Module F: Expert Tips
Professional insights for optimal base plate design
Design Phase Tips:
- Always consider the load eccentricity – even small offsets can significantly increase required plate thickness
- For seismic zones, design for 1.5 times the calculated tension forces in anchor bolts
- Use stiffeners for plates thicker than 40mm to prevent warping during welding
- Consider grout pads for precise leveling when foundation tolerance is critical
- For corrosive environments, specify galvanized plates or stainless steel
Construction Phase Tips:
- Verify anchor bolt embedment depth meets ACI 318 requirements before concrete pour
- Use template plates during installation to ensure proper bolt positioning
- Perform ultrasonic testing on critical welds for quality assurance
- Check base plate flatness tolerance (max 1mm/300mm) before installation
- Document all as-built dimensions for future reference and maintenance
Maintenance Considerations:
- Inspect anchor bolts annually for corrosion or loosening
- Monitor base plates in high-vibration areas for fatigue cracks
- Re-torque anchor bolts after first year of service to account for concrete creep
- For outdoor installations, ensure proper drainage to prevent water accumulation
- Keep records of all inspections and maintenance for structural integrity documentation
Module G: Interactive FAQ
Common questions about base plate design answered by experts
What is the most common mistake in base plate design?
The most frequent error is underestimating the required plate area by not properly accounting for the concrete bearing capacity reduction factor (0.85) and the geometric constraint (√(A₂/A₁)).
Many engineers also overlook the prying action on anchor bolts, which can lead to inadequate bolt sizes.

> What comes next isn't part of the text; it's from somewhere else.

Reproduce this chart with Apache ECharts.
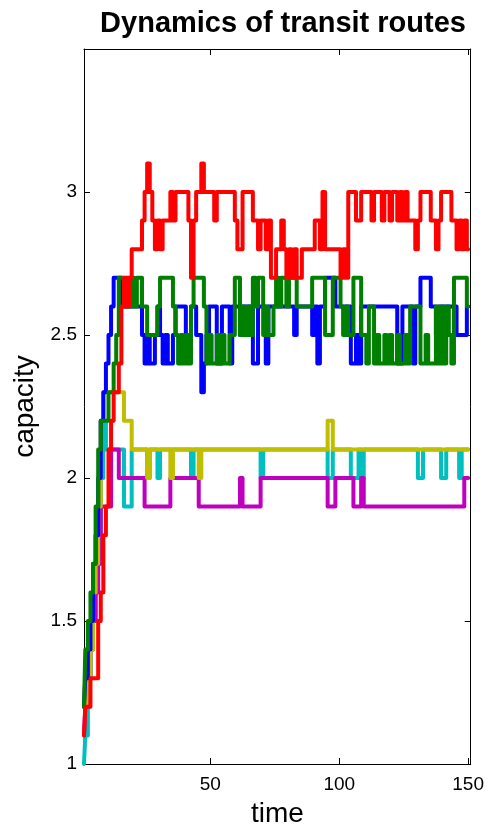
<!DOCTYPE html>
<html>
<head>
<meta charset="utf-8">
<script src="https://cdn.jsdelivr.net/npm/echarts@6/dist/echarts.min.js"></script>
<style>html,body{margin:0;padding:0;background:#fff;}#c{width:487px;height:833px;}</style>
</head>
<body>
<div id="c"></div>
<script>
// time steps run 1..150 (index + 1)
var redValues = [
1.1,1.2,1.2,1.3,1.3,1.3,1.5,1.6,1.8,1.9,
2.1,2.2,2.3,2.3,2.4,2.6,2.7,2.6,2.7,2.8,
2.8,2.8,2.8,2.9,3.0,3.1,3.0,2.9,2.8,2.9,
2.8,2.9,2.9,2.9,3.0,2.9,3.0,3.0,3.0,3.0,
3.0,2.9,2.7,2.9,3.0,3.0,3.1,3.0,3.0,3.0,
3.0,2.9,3.0,3.0,3.0,3.0,3.0,3.0,3.0,2.9,
2.8,2.8,3.0,3.0,3.0,3.0,2.9,2.9,2.8,2.9,
2.9,2.8,2.9,2.7,2.7,2.8,2.8,2.9,2.8,2.7,
2.8,2.7,2.8,2.7,2.7,2.8,2.8,2.8,2.8,2.8,
2.9,2.9,2.8,3.0,2.8,2.8,2.8,2.8,2.8,2.8,
2.7,2.8,2.7,3.0,3.0,3.0,2.9,2.9,3.0,3.0,
3.0,3.0,2.9,3.0,3.0,3.0,2.9,3.0,3.0,2.9,
3.0,3.0,2.9,3.0,2.9,3.0,2.9,2.9,2.9,2.8,
2.9,3.0,3.0,3.0,3.0,2.9,2.9,2.8,2.9,3.0,
3.0,3.0,3.0,2.9,2.9,2.8,2.9,2.8,2.9,2.8];

var blueValues = [
1.2,1.3,1.4,1.5,1.7,1.8,2.0,2.2,2.3,2.4,
2.5,2.6,2.7,2.7,2.7,2.6,2.6,2.6,2.6,2.6,
2.6,2.6,2.6,2.5,2.4,2.5,2.4,2.4,2.5,2.6,
2.5,2.4,2.5,2.4,2.4,2.5,2.6,2.6,2.6,2.6,
2.5,2.5,2.6,2.6,2.5,2.5,2.3,2.4,2.5,2.6,
2.6,2.6,2.4,2.4,2.6,2.6,2.6,2.4,2.6,2.6,
2.6,2.5,2.6,2.6,2.6,2.6,2.4,2.4,2.6,2.6,
2.6,2.4,2.6,2.6,2.6,2.6,2.6,2.6,2.6,2.6,
2.6,2.6,2.5,2.6,2.6,2.6,2.6,2.6,2.6,2.5,
2.6,2.4,2.6,2.6,2.7,2.7,2.7,2.7,2.6,2.6,
2.6,2.6,2.6,2.6,2.4,2.4,2.5,2.4,2.6,2.6,
2.6,2.6,2.6,2.6,2.6,2.6,2.6,2.6,2.6,2.6,
2.6,2.6,2.4,2.4,2.6,2.6,2.6,2.6,2.4,2.6,
2.6,2.7,2.7,2.7,2.7,2.6,2.6,2.5,2.6,2.6,
2.6,2.6,2.6,2.6,2.6,2.5,2.5,2.5,2.5,2.6];

var greenValues = [
1.2,1.4,1.5,1.6,1.7,1.9,2.1,2.2,2.2,2.2,
2.3,2.3,2.4,2.5,2.7,2.7,2.6,2.7,2.6,2.7,
2.6,2.7,2.7,2.6,2.6,2.5,2.5,2.5,2.5,2.6,
2.7,2.7,2.7,2.7,2.7,2.6,2.5,2.4,2.5,2.4,
2.5,2.4,2.6,2.7,2.7,2.7,2.7,2.6,2.4,2.5,
2.4,2.4,2.5,2.4,2.5,2.4,2.4,2.5,2.5,2.7,
2.7,2.5,2.6,2.5,2.6,2.5,2.7,2.6,2.7,2.7,
2.5,2.6,2.5,2.5,2.6,2.7,2.6,2.7,2.7,2.6,
2.7,2.7,2.7,2.6,2.6,2.6,2.6,2.6,2.6,2.7,
2.7,2.7,2.7,2.7,2.5,2.5,2.5,2.7,2.7,2.7,
2.6,2.5,2.6,2.5,2.5,2.7,2.7,2.7,2.5,2.5,
2.4,2.6,2.6,2.4,2.5,2.4,2.4,2.5,2.4,2.5,
2.4,2.4,2.5,2.4,2.4,2.5,2.4,2.6,2.6,2.6,
2.6,2.4,2.4,2.5,2.4,2.4,2.4,2.6,2.4,2.6,
2.4,2.6,2.5,2.4,2.7,2.7,2.7,2.7,2.7,2.6];

var yellowValues = [
1.2,1.2,1.3,1.4,1.6,1.7,1.9,2.2,2.3,2.3,
2.3,2.3,2.3,2.3,2.3,2.3,2.2,2.2,2.2,2.1,
2.1,2.1,2.1,2.1,2.1,2.0,2.1,2.1,2.1,2.1,
2.1,2.1,2.1,2.1,2.0,2.1,2.1,2.1,2.1,2.1,
2.1,2.1,2.1,2.1,2.1,2.0,2.1,2.1,2.1,2.1,
2.1,2.1,2.1,2.1,2.1,2.1,2.1,2.1,2.1,2.1,
2.1,2.1,2.1,2.1,2.1,2.1,2.1,2.1,2.1,2.1,
2.1,2.1,2.1,2.1,2.1,2.1,2.1,2.1,2.1,2.1,
2.1,2.1,2.1,2.1,2.1,2.1,2.1,2.1,2.1,2.1,
2.1,2.1,2.1,2.1,2.1,2.2,2.2,2.1,2.1,2.1,
2.1,2.1,2.1,2.1,2.1,2.1,2.1,2.1,2.1,2.1,
2.1,2.1,2.1,2.1,2.1,2.1,2.1,2.1,2.1,2.1,
2.1,2.1,2.1,2.1,2.1,2.1,2.1,2.1,2.1,2.1,
2.1,2.1,2.1,2.1,2.1,2.1,2.1,2.1,2.1,2.1,
2.1,2.1,2.1,2.1,2.1,2.1,2.1,2.1,2.1,2.1];

var cyanValues = [
1.0,1.1,1.3,1.4,1.5,1.7,1.8,2.0,2.2,2.1,
2.1,2.1,2.1,2.1,2.1,2.1,1.9,1.9,1.9,2.1,
2.1,2.1,2.1,2.1,2.1,2.0,2.1,2.1,2.1,2.0,
2.1,2.1,2.1,2.1,2.1,2.1,2.1,2.1,2.1,2.1,
2.1,2.1,2.0,2.1,2.1,2.1,2.1,2.1,2.1,2.1,
2.1,2.1,2.1,2.1,2.1,2.1,2.1,2.1,2.1,2.1,
2.1,2.1,2.1,2.1,2.1,2.1,2.1,2.1,2.1,2.0,
2.1,2.1,2.1,2.1,2.1,2.1,2.1,2.1,2.1,2.1,
2.1,2.1,2.1,2.1,2.1,2.1,2.1,2.1,2.1,2.1,
2.1,2.1,2.1,2.1,2.1,2.0,2.0,2.1,2.1,2.1,
2.1,2.1,2.1,2.1,2.0,2.0,2.0,2.1,2.0,2.1,
2.1,2.1,2.1,2.1,2.1,2.1,2.1,2.1,2.1,2.1,
2.1,2.1,2.1,2.1,2.1,2.1,2.1,2.1,2.1,2.1,
2.0,2.0,2.1,2.1,2.1,2.1,2.1,2.1,2.1,2.0,
2.0,2.1,2.1,2.1,2.1,2.1,2.0,2.1,2.1,2.1];

var magentaValues = [
1.1,1.2,1.3,1.4,1.5,1.6,1.7,1.9,1.9,1.9,
1.9,2.1,2.1,2.1,2.0,2.0,2.0,2.0,2.0,2.0,
2.0,2.0,2.0,2.0,1.9,1.9,1.9,1.9,1.9,1.9,
1.9,1.9,1.9,1.9,2.0,2.0,2.0,2.0,2.0,2.0,
2.0,2.0,2.0,2.0,2.0,1.9,1.9,1.9,1.9,1.9,
1.9,1.9,1.9,1.9,1.9,1.9,1.9,1.9,1.9,1.9,
1.9,2.0,1.9,1.9,1.9,1.9,1.9,1.9,1.9,2.0,
2.0,2.0,2.0,2.0,2.0,2.0,2.0,2.0,2.0,2.0,
2.0,2.0,2.0,2.0,2.0,2.0,2.0,2.0,2.0,2.0,
2.0,2.0,2.0,2.0,2.0,1.9,1.9,1.9,2.0,2.0,
2.0,2.0,2.0,2.0,2.0,1.9,1.9,1.9,2.0,1.9,
1.9,1.9,1.9,1.9,1.9,1.9,1.9,1.9,1.9,1.9,
1.9,1.9,1.9,1.9,1.9,1.9,1.9,1.9,1.9,1.9,
1.9,1.9,1.9,1.9,1.9,1.9,1.9,1.9,1.9,1.9,
1.9,1.9,1.9,1.9,1.9,1.9,1.9,1.9,2.0,2.0];

var xTickValues = [50, 100, 150];
var yTickLabels = ['1', '1.5', '2', '2.5', '3'];

var seriesDefs = [
  {name: 'cyan', values: cyanValues, color: '#00bfbf'},
  {name: 'magenta', values: magentaValues, color: '#bf00bf'},
  {name: 'yellow', values: yellowValues, color: '#bfbf00'},
  {name: 'blue', values: blueValues, color: '#0000ff'},
  {name: 'green', values: greenValues, color: '#008000'},
  {name: 'red', values: redValues, color: '#ff0000'}
];

var FONT = '"Liberation Sans", Arial, Helvetica, sans-serif';

function toPairs(vals) {
  return vals.map(function (v, i) { return [i + 1, v]; });
}

var chart = echarts.init(document.getElementById('c'), null, {renderer: 'canvas'});
var axisLine = {show: true, lineStyle: {color: '#000', width: 1}};
chart.setOption({
  animation: false,
  backgroundColor: '#fff',
  title: {
    text: 'Dynamics of transit routes',
    left: 278, top: 4, textAlign: 'center',
    textStyle: {fontFamily: FONT, fontSize: 29, fontWeight: 'bold', color: '#000'}
  },
  grid: {left: 84, right: 15, top: 49, bottom: 60, containLabel: false},
  xAxis: [{
    type: 'value', min: 1, max: 151, position: 'bottom',
    name: 'time', nameLocation: 'middle', nameGap: 36,
    nameTextStyle: {fontFamily: FONT, fontSize: 28, color: '#000'},
    axisLine: axisLine,
    axisTick: {show: true, inside: true, length: 6, customValues: xTickValues, lineStyle: {color: '#000'}},
    axisLabel: {show: true, customValues: xTickValues, fontFamily: FONT, fontSize: 19, color: '#000', margin: 11},
    splitLine: {show: false}
  }, {
    type: 'value', min: 1, max: 151, position: 'top',
    axisLine: axisLine,
    axisTick: {show: true, inside: true, length: 6, customValues: xTickValues, lineStyle: {color: '#000'}},
    axisLabel: {show: false},
    splitLine: {show: false}
  }],
  yAxis: [{
    type: 'value', min: 1, max: 3.5, interval: 0.5, position: 'left',
    name: 'capacity', nameLocation: 'middle', nameGap: 36, nameRotate: 90,
    nameTextStyle: {fontFamily: FONT, fontSize: 28, color: '#000'},
    axisLine: axisLine,
    axisTick: {show: true, inside: true, length: 6, lineStyle: {color: '#000'}},
    axisLabel: {
      fontFamily: FONT, fontSize: 19, color: '#000', margin: 7,
      formatter: function (v) { var s = String(v); return yTickLabels.indexOf(s) >= 0 ? s : ''; }
    },
    splitLine: {show: false}
  }, {
    type: 'value', min: 1, max: 3.5, interval: 0.5, position: 'right',
    axisLine: axisLine,
    axisTick: {show: true, inside: true, length: 6, lineStyle: {color: '#000'}},
    axisLabel: {show: false},
    splitLine: {show: false}
  }],
  series: seriesDefs.map(function (s) {
    return {
      name: s.name, type: 'line', data: toPairs(s.values),
      xAxisIndex: 0, yAxisIndex: 0, step: 'middle',
      showSymbol: false, symbol: 'none',
      lineStyle: {color: s.color, width: 4, join: 'round', cap: 'round'},
      itemStyle: {color: s.color},
      clip: true
    };
  })
});
</script>
</body>
</html>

The calculator automatically includes these factors to prevent such mistakes.
How does concrete strength affect base plate design?
Concrete strength (f’c) has a direct proportional relationship with the allowable bearing pressure. Higher strength concrete allows for:
- Smaller base plate dimensions
- Thinner plates for the same load
- Reduced material costs
However, very high strength concrete (f’c > 50 MPa) may require special consideration for brittle failure modes.
When should I use stiffeners in base plate design?
Stiffeners become necessary when:
- Plate thickness exceeds 40mm (to prevent warping during welding)
- The plate extension (m or n) exceeds 0.5 times the column dimension
- High moment loads are present (e.g., in braced frames)
- The plate has large cutouts for services or access
Stiffeners typically consist of triangular or rectangular plates welded to the underside of the base plate.
How do I account for wind or seismic loads in base plate design?
For lateral loads, follow these steps:
- Calculate the overturning moment at the base
- Determine the tension force in anchor bolts using M = T × d
- Check combination loads (axial + moment) per AISC 360
- For seismic, use amplified loads (typically 1.5×)
- Verify concrete breakout capacity per ACI 318
The calculator includes basic moment considerations, but complex lateral load cases may require specialized software.
What are the differences between AISC and Eurocode base plate design methods?
The main differences include:
| Aspect | AISC 360 (US) | Eurocode 3 (EU) |
|---|---|---|
| Load Factors | LRFD: 1.2D + 1.6L | γG=1.35, γQ=1.50 |
| Bearing Factor | 0.85 | 0.67 (for uniform bearing) |
| Weld Design | Allowable Stress or LRFD | Partial Safety Factors |
| Anchor Bolt Design | ACI 318 provisions | ETAG 001 or EN 1992-4 |
| Plate Thickness | Cantilever model | Yield line method |
This calculator uses AISC methodology, which is more common in North America. For European projects, adjustments may be necessary.